What does insert_overwrite actually do on BigQuery?
It rewrites entire partitions instead of merging individual rows. dbt looks at the rows your model produced, identifies which partitions they touch, and atomically replaces those partitions in the target. This is cheaper than merge on columnar warehouses because BigQuery (and Databricks Delta) optimize partition-level rewrites very aggressively. The trade-off is that you cannot have per-row uniqueness without making the partition column part of your effective key.
Can I incrementally build a model that joins two large tables?

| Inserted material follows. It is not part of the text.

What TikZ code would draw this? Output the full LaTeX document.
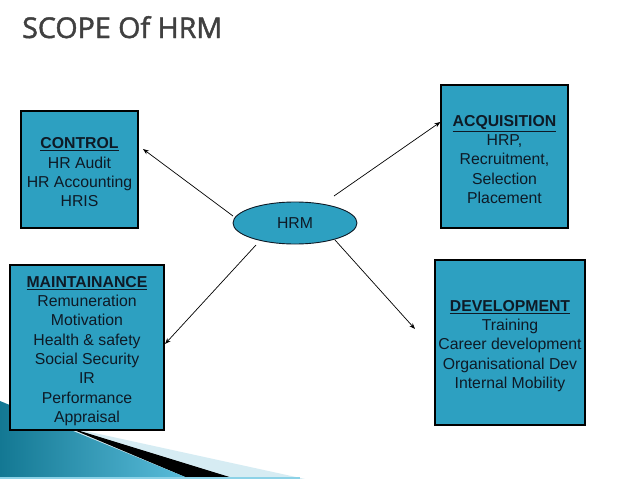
\documentclass[tikz,border=0pt]{standalone}
\usepackage{fontspec}
\setmainfont{Liberation Sans}
\newfontfamily\titlefont[FakeBold=1.6]{Open Sans}
\usetikzlibrary{shapes.geometric,arrows.meta}
\definecolor{boxfill}{HTML}{2DA0C1}
\definecolor{boxtext}{HTML}{0E1A26}
\definecolor{titlegray}{HTML}{404040}
\definecolor{wedgedark}{HTML}{137893}
\definecolor{wedgelight}{HTML}{5BBEDC}
\definecolor{wedgepale}{HTML}{D6ECF3}
\begin{document}
\begin{tikzpicture}[x=1pt,y=-1pt,
  hrbox/.style={draw=black,line width=1.1pt,fill=boxfill,inner sep=0pt},
  hrtext/.style={text=boxtext,align=center,inner sep=0pt,font=\fontsize{15.8}{19.3}\selectfont},
  hrell/.style={ellipse,draw=boxtext,line width=0.9pt,fill=boxfill,text=boxtext,inner sep=0pt,
    minimum width=124pt,minimum height=42pt,font=\fontsize{15.8}{19.3}\selectfont},
  arr/.style={line width=0.7pt,-{Stealth[length=6pt,width=4.5pt]}}]
\useasboundingbox (0,0) rectangle (638,479);
\fill[white] (0,0) rectangle (638,479);
% bottom decoration
\fill[wedgepale] (67,427) -- (305,479) -- (0,479) -- cycle;
\fill[black] (67,427) -- (236,479) -- (190,479) -- cycle;
\shade[left color=wedgedark,right color=wedgelight] (0,401) -- (190,479) -- (0,479) -- cycle;
\fill[wedgelight!70!white] (0,476.5) rectangle (300,479);
% title
\node[anchor=base west,inner sep=0pt,text=titlegray,font=\titlefont\fontsize{28.6}{30}\selectfont] (title) at (22,38) {SCOPE Of HRM};
% boxes
\node[hrbox,minimum width=117pt,minimum height=117pt] (control) at (79.5,169.5) {};
\node[hrtext] (controlText) at ([yshift=-3pt]control.center)
  {\underline{\textbf{CONTROL}}\\HR Audit\\HR Accounting\\HRIS};
\node[hrbox,minimum width=127pt,minimum height=143pt] (acq) at (504.5,156.5) {};
\node[hrtext] (acqText) at ([yshift=-3pt]acq.center)
  {\underline{\textbf{ACQUISITION}}\\HRP,\\Recruitment,\\ Selection\\ Placement};
\node[hrbox,minimum width=154pt,minimum height=165pt] (maint) at (87,347.5) {};
\node[hrtext] (maintText) at ([yshift=-3.5pt]maint.center)
  {\underline{\textbf{MAINTAINANCE}}\\Remuneration\\Motivation\\Health \& safety\\Social Security\\IR\\Performance\\Appraisal};
\node[hrbox,minimum width=150pt,minimum height=165pt] (dev) at (510,342.5) {};
\node[hrtext] (devText) at ([yshift=-3.5pt]dev.center)
  {\underline{\textbf{DEVELOPMENT}}\\Training\\Career development\\Organisational Dev\\Internal Mobility};
\node[hrell] (hrm) at (295,223) {HRM};
% arrow ends
\coordinate (sCtl) at (233,216);
\coordinate (eCtl) at (143,149);
\coordinate (sAcq) at (334,196);
\coordinate (sMnt) at (256,245);
\coordinate (eMnt) at (165,344);
\coordinate (sDev) at (335,240);
\coordinate (eDev) at (415,329);
\draw[arr] (sCtl) -- (eCtl);
\draw[arr] (sAcq) -- (acq.west |- 0,122);
\draw[arr] (sMnt) -- (eMnt);
\draw[arr] (sDev) -- (eDev);
\end{tikzpicture}
\end{document}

Technically yes, but it's a trap. If your incremental filter only looks at the left table, any update on the right side after the row was first written is missed. Example: you incrementally build fact_orders joined to dim_customers. A customer changes plan tier — the join key didn't change, your filter never reprocesses the order rows, and the historical fact silently lies. The pragmatic answer is to full-refresh join-heavy models weekly, or denormalize dimension columns into the fact at ingestion.
How do I test that an incremental model is idempotent?
Run it twice on the same source data and diff the output. If row counts or any aggregate change between run 1 and run 2, the model is not idempotent. The standard CI wiring is a dbt test asserting count(*) is stable across two consecutive runs of a sample dataset. dbt Elementary and Great Expectations cover the production monitoring side.
Is this dbt's official guidance?
No. This article is based on dbt 1.7+ documentation and dbt Labs community materials. Confirm specific behavior against the docs for the version and adapter you run, since incremental_strategy defaults differ across Snowflake, BigQuery, Databricks, and Postgres.